Para Cyntia, o Dapoda é uma forma de incentivar alunos e futuros designers a buscarem uma abordagem mais sustentável para seus projetos, já que muitos estudantes concentram seu trabalho em marcenarias nos centros urbanos.
“Nossos estudos indicam que 20% da madeira utilizada em São Paulo vêm da Amazônia. Seria importante colocar à disposição desses jovens designers a oportunidade de utilizar outros materiais, ainda que em pequena escala. Da mesma maneira que a gente tem a ideia de matriz energética, eu acredito que a gente também deva trabalhar em cima da ideia de matriz de matéria-prima. E não nessa moda de sobrecarregar um único recurso”, reforça.
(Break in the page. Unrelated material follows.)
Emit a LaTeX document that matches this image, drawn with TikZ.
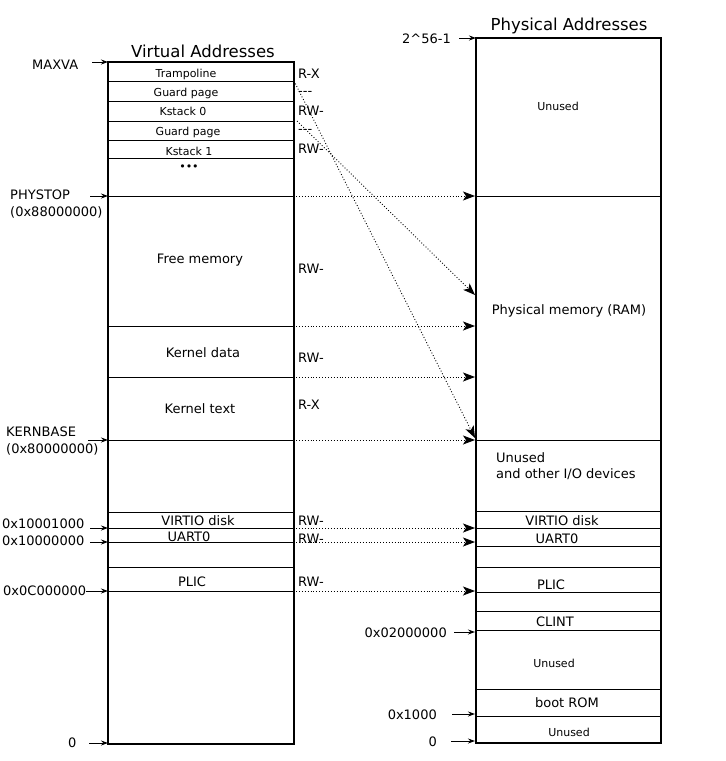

Junto dos ganhos ecológicos, há ainda as oportunidades estéticas, que arquitetos e designers sabem distinguir como ninguém, e o impacto econômico estrutural. “A partir do momento que você tem uma matéria-prima na sua praça, no seu bairro, diminui a logística de transporte e agrega valor para pequenas empresas. Há uma visão de cadeia produtiva”, argumenta Barata.
No Waste Challenge
Com a cidade de São Paulo na bagagem, o projeto amadureceu e conquistou solo internacional, sendo o único ganhador brasileiro da competição global No waste challenge. Promovido pela What DesignCan Do (WDCD) em parceria com a Fundação Ikea, o concurso recebeu mais de 1.400 inscrições do mundo todo e selecionou apenas 16 projetos vencedores.
O desafio buscou soluções inovadoras para reduzir o desperdício e repensar o ciclo de produção e consumo de materiais que poderiam ter um destino mais nobre do que os aterros. Entre as propostas para reduzir o desperdício e combater as mudanças climáticas, foram apresentadas soluções ousadas como bioplástico feito de casca de banana, o primeiro hub de upcycling de flores e o projeto Dapoda.